### SHORT TASK
Pick out and copy every line below that has the word "this".

### ENTRIES SHOWN
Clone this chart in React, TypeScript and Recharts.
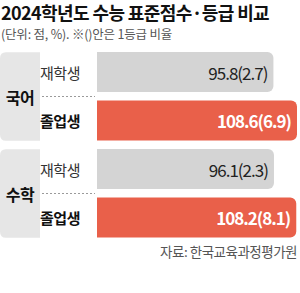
---
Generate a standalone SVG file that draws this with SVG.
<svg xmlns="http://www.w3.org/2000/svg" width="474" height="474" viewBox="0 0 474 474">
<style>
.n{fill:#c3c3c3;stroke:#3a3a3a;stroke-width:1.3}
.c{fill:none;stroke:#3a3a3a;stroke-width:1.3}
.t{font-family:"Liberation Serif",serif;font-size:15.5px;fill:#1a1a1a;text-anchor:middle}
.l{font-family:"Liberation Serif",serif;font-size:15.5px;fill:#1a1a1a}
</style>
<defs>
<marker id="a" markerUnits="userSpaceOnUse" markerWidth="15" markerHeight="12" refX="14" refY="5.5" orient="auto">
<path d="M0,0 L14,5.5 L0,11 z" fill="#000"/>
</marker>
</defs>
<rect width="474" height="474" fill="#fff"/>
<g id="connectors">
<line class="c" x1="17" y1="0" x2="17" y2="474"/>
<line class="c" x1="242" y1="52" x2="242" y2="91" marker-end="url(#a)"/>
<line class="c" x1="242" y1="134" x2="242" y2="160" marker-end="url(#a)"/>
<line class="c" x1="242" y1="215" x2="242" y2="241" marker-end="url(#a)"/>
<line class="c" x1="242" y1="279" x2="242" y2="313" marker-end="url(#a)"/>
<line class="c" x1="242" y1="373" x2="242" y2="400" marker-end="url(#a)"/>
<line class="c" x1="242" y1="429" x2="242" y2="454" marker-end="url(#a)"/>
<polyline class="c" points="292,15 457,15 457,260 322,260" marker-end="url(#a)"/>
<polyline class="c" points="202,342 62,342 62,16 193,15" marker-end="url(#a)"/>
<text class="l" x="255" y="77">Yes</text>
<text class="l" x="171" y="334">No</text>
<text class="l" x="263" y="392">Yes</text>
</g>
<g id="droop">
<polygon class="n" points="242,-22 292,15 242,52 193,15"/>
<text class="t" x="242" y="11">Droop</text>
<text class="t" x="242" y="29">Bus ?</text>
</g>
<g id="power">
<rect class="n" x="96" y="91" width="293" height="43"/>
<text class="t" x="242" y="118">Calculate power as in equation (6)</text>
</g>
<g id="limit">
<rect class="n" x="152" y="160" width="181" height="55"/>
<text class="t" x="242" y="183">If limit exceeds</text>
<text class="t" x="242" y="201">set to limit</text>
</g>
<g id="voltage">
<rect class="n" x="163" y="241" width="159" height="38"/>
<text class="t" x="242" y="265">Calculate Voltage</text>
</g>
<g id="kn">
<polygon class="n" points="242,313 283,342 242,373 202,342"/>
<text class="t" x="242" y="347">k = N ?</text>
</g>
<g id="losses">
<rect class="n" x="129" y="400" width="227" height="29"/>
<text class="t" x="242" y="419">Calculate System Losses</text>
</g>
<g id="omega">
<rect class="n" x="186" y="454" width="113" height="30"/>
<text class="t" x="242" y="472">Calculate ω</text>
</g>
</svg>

### OUTPUT OF THE TASK
Clone this chart in React, TypeScript and Recharts.
Generate a standalone SVG file that draws this with SVG.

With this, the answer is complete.